Computerworld

HP NZ shifts Telecom work to India

Hewlett-Packard has quietly shifted some of its support work for Telecom to India, and made some local HP Enterprise Services staff redundant.

HP was not prepared to comment on the changes, apart from saying “service agreements are regularly reviewed”, but Computerworld understands that at the beginning of October HP commenced a round of changes dubbed “Proposal for Financial Efficiency”.

Some staff at HP Enterprise Services, formed by the merger of HP’s outsourcing business and that of EDS New Zealand, which HP bought for US$13.9 billion in May, have been made redundant.
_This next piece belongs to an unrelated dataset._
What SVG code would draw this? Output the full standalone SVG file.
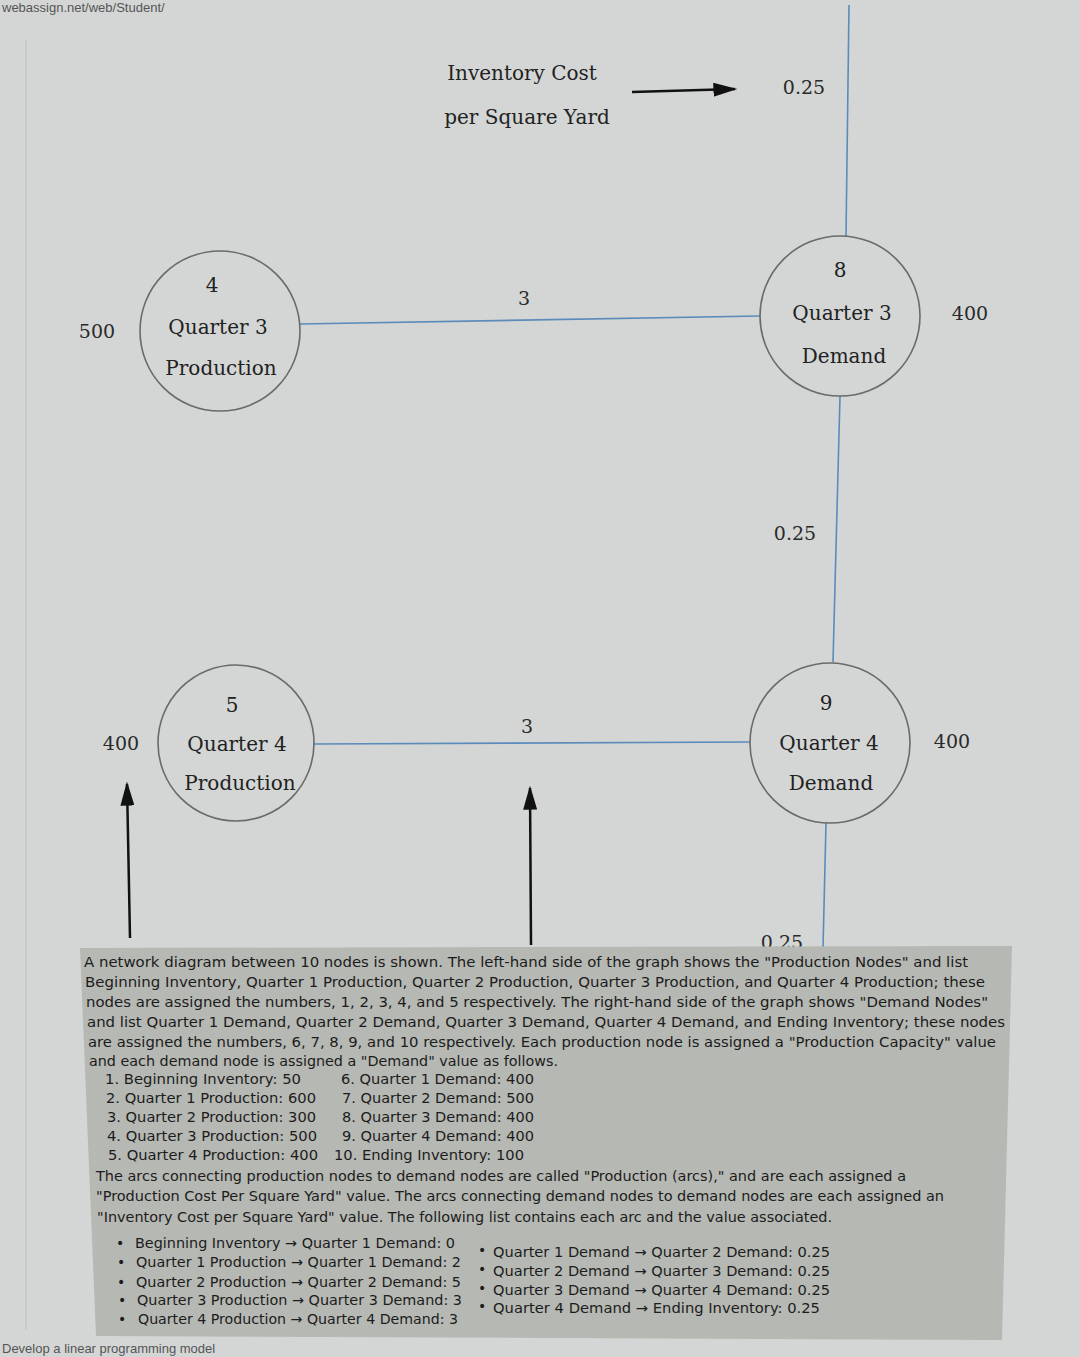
<svg xmlns="http://www.w3.org/2000/svg" width="1080" height="1357" viewBox="0 0 1080 1357">
<style>
.bg{fill:#d4d6d5}
.node{fill:none;stroke:#6a6a6a;stroke-width:1.6}
.nt{font-family:"DejaVu Serif","Liberation Serif",serif;font-size:20px;fill:#222;text-anchor:middle}
.lbl{font-family:"DejaVu Serif","Liberation Serif",serif;font-size:19px;fill:#2a2a2a;text-anchor:middle}
.arc{stroke:#5b8bbb;stroke-width:1.6;fill:none}
.blk{stroke:#111;stroke-width:2.5;fill:none}
.box{fill:#b6b8b3}
.bt{font-family:"DejaVu Sans","Liberation Sans",sans-serif;font-size:14px;fill:#1c1c1c}
.ui{font-family:"Liberation Sans",sans-serif;font-size:13px;fill:#555}
</style>
<defs>
<marker id="ah" viewBox="0 0 10 10" refX="9" refY="5" markerWidth="24" markerHeight="14" orient="auto" markerUnits="userSpaceOnUse" preserveAspectRatio="none">
<path d="M0,0 L10,5 L0,10 z" fill="#111"/>
</marker>
</defs>
<rect class="bg" x="0" y="0" width="1080" height="1357"/>
<text class="ui" x="2" y="12">webassign.net/web/Student/</text>
<line x1="26" y1="40" x2="26" y2="1330" stroke="#bfc1c0" stroke-width="1"/>

<g id="connectors">
<line class="arc" x1="849" y1="5" x2="846" y2="236"/>
<line class="arc" x1="300" y1="324" x2="760" y2="316"/>
<line class="arc" x1="840" y1="396" x2="833" y2="662"/>
<line class="arc" x1="313" y1="744" x2="750" y2="742"/>
<line class="arc" x1="826" y1="823" x2="823" y2="948"/>
<line class="blk" x1="632" y1="92" x2="735" y2="89" marker-end="url(#ah)"/>
<line class="blk" x1="130" y1="938" x2="127" y2="784" marker-end="url(#ah)"/>
<line class="blk" x1="531" y1="945" x2="530" y2="788" marker-end="url(#ah)"/>
<text class="lbl" x="524" y="305">3</text>
<text class="lbl" x="527" y="733">3</text>
<text class="lbl" x="795" y="540">0.25</text>
<text class="lbl" x="782" y="949">0.25</text>
</g>

<g id="legend">
<text class="nt" x="522" y="80">Inventory Cost</text>
<text class="nt" x="527" y="124">per Square Yard</text>
<text class="lbl" x="804" y="94">0.25</text>
</g>

<g id="node4">
<circle class="node" cx="220" cy="331" r="80"/>
<text class="nt" x="212" y="292">4</text>
<text class="nt" x="218" y="334">Quarter 3</text>
<text class="nt" x="221" y="375">Production</text>
<text class="lbl" x="97" y="338">500</text>
</g>

<g id="node8">
<circle class="node" cx="840" cy="316" r="80"/>
<text class="nt" x="840" y="277">8</text>
<text class="nt" x="842" y="320">Quarter 3</text>
<text class="nt" x="844" y="363">Demand</text>
<text class="lbl" x="970" y="320">400</text>
</g>

<g id="node5">
<circle class="node" cx="236" cy="743" r="78"/>
<text class="nt" x="232" y="712">5</text>
<text class="nt" x="237" y="751">Quarter 4</text>
<text class="nt" x="240" y="790">Production</text>
<text class="lbl" x="121" y="750">400</text>
</g>

<g id="node9">
<circle class="node" cx="830" cy="743" r="80"/>
<text class="nt" x="826" y="710">9</text>
<text class="nt" x="829" y="750">Quarter 4</text>
<text class="nt" x="831" y="790">Demand</text>
<text class="lbl" x="952" y="748">400</text>
</g>

<g id="description">
<polygon class="box" points="80,948 1012,946 1002,1340 96,1336"/>
<text class="bt" x="84" y="967" textLength="884" lengthAdjust="spacingAndGlyphs">A network diagram between 10 nodes is shown. The left-hand side of the graph shows the "Production Nodes" and list</text>
<text class="bt" x="85" y="987" textLength="900" lengthAdjust="spacingAndGlyphs">Beginning Inventory, Quarter 1 Production, Quarter 2 Production, Quarter 3 Production, and Quarter 4 Production; these</text>
<text class="bt" x="86" y="1007" textLength="902" lengthAdjust="spacingAndGlyphs">nodes are assigned the numbers, 1, 2, 3, 4, and 5 respectively. The right-hand side of the graph shows "Demand Nodes"</text>
<text class="bt" x="87" y="1027" textLength="918" lengthAdjust="spacingAndGlyphs">and list Quarter 1 Demand, Quarter 2 Demand, Quarter 3 Demand, Quarter 4 Demand, and Ending Inventory; these nodes</text>
<text class="bt" x="88" y="1047" textLength="908" lengthAdjust="spacingAndGlyphs">are assigned the numbers, 6, 7, 8, 9, and 10 respectively. Each production node is assigned a "Production Capacity" value</text>
<text class="bt" x="89" y="1066" textLength="469" lengthAdjust="spacingAndGlyphs">and each demand node is assigned a "Demand" value as follows.</text>
<text class="bt" x="105" y="1084" textLength="196" lengthAdjust="spacingAndGlyphs">1. Beginning Inventory: 50</text>
<text class="bt" x="341" y="1084" textLength="193" lengthAdjust="spacingAndGlyphs">6. Quarter 1 Demand: 400</text>
<text class="bt" x="106" y="1103" textLength="210" lengthAdjust="spacingAndGlyphs">2. Quarter 1 Production: 600</text>
<text class="bt" x="342" y="1103" textLength="192" lengthAdjust="spacingAndGlyphs">7. Quarter 2 Demand: 500</text>
<text class="bt" x="107" y="1122" textLength="209" lengthAdjust="spacingAndGlyphs">3. Quarter 2 Production: 300</text>
<text class="bt" x="342" y="1122" textLength="192" lengthAdjust="spacingAndGlyphs">8. Quarter 3 Demand: 400</text>
<text class="bt" x="107" y="1141" textLength="210" lengthAdjust="spacingAndGlyphs">4. Quarter 3 Production: 500</text>
<text class="bt" x="342" y="1141" textLength="192" lengthAdjust="spacingAndGlyphs">9. Quarter 4 Demand: 400</text>
<text class="bt" x="108" y="1160" textLength="210" lengthAdjust="spacingAndGlyphs">5. Quarter 4 Production: 400</text>
<text class="bt" x="334" y="1160" textLength="190" lengthAdjust="spacingAndGlyphs">10. Ending Inventory: 100</text>
<text class="bt" x="96" y="1181" textLength="810" lengthAdjust="spacingAndGlyphs">The arcs connecting production nodes to demand nodes are called "Production (arcs)," and are each assigned a</text>
<text class="bt" x="96" y="1201" textLength="848" lengthAdjust="spacingAndGlyphs">"Production Cost Per Square Yard" value. The arcs connecting demand nodes to demand nodes are each assigned an</text>
<text class="bt" x="97" y="1222" textLength="735" lengthAdjust="spacingAndGlyphs">"Inventory Cost per Square Yard" value. The following list contains each arc and the value associated.</text>
<g class="bt">
<text x="116" y="1248">•</text><text x="135" y="1248" textLength="320" lengthAdjust="spacingAndGlyphs">Beginning Inventory → Quarter 1 Demand: 0</text>
<text x="117" y="1267">•</text><text x="136" y="1267" textLength="325" lengthAdjust="spacingAndGlyphs">Quarter 1 Production → Quarter 1 Demand: 2</text>
<text x="117" y="1287">•</text><text x="136" y="1287" textLength="325" lengthAdjust="spacingAndGlyphs">Quarter 2 Production → Quarter 2 Demand: 5</text>
<text x="118" y="1305">•</text><text x="137" y="1305" textLength="325" lengthAdjust="spacingAndGlyphs">Quarter 3 Production → Quarter 3 Demand: 3</text>
<text x="118" y="1324">•</text><text x="138" y="1324" textLength="320" lengthAdjust="spacingAndGlyphs">Quarter 4 Production → Quarter 4 Demand: 3</text>
<text x="478" y="1255">•</text><text x="493" y="1257" textLength="337" lengthAdjust="spacingAndGlyphs">Quarter 1 Demand → Quarter 2 Demand: 0.25</text>
<text x="478" y="1274">•</text><text x="493" y="1276" textLength="337" lengthAdjust="spacingAndGlyphs">Quarter 2 Demand → Quarter 3 Demand: 0.25</text>
<text x="478" y="1293">•</text><text x="493" y="1295" textLength="337" lengthAdjust="spacingAndGlyphs">Quarter 3 Demand → Quarter 4 Demand: 0.25</text>
<text x="478" y="1311">•</text><text x="493" y="1313" textLength="327" lengthAdjust="spacingAndGlyphs">Quarter 4 Demand → Ending Inventory: 0.25</text>
</g>
</g>
<text class="ui" x="2" y="1353" fill="#333">Develop a linear programming model</text>
</svg>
The staff involved provided outsourced support for a large number of Telecom’s applications.

On top of that, lower severity fault service is being shifted to Chennai-based Mphasis, which EDS bought a controlling stake in in 2006, under HP’s “Best Shore” programme.

HP staff were recently performing what the company terms “knowledge transfer” of the Telecom applications to Mphasis staff who were on-site at HP in October. The HP employees were then made redundant and the Mphasis personnel returned to India in early December, Computerworld has been told.

HP has said that it would shed 7.5 percent of its staff. With an estimated 2800 employees, that equates to around 210 jobs lost.

After initially rebranding EDS as “EDS, a HP company”, Hewlett-Packard dropped the EDS name entirely in September in favour of HP Enterprise Services.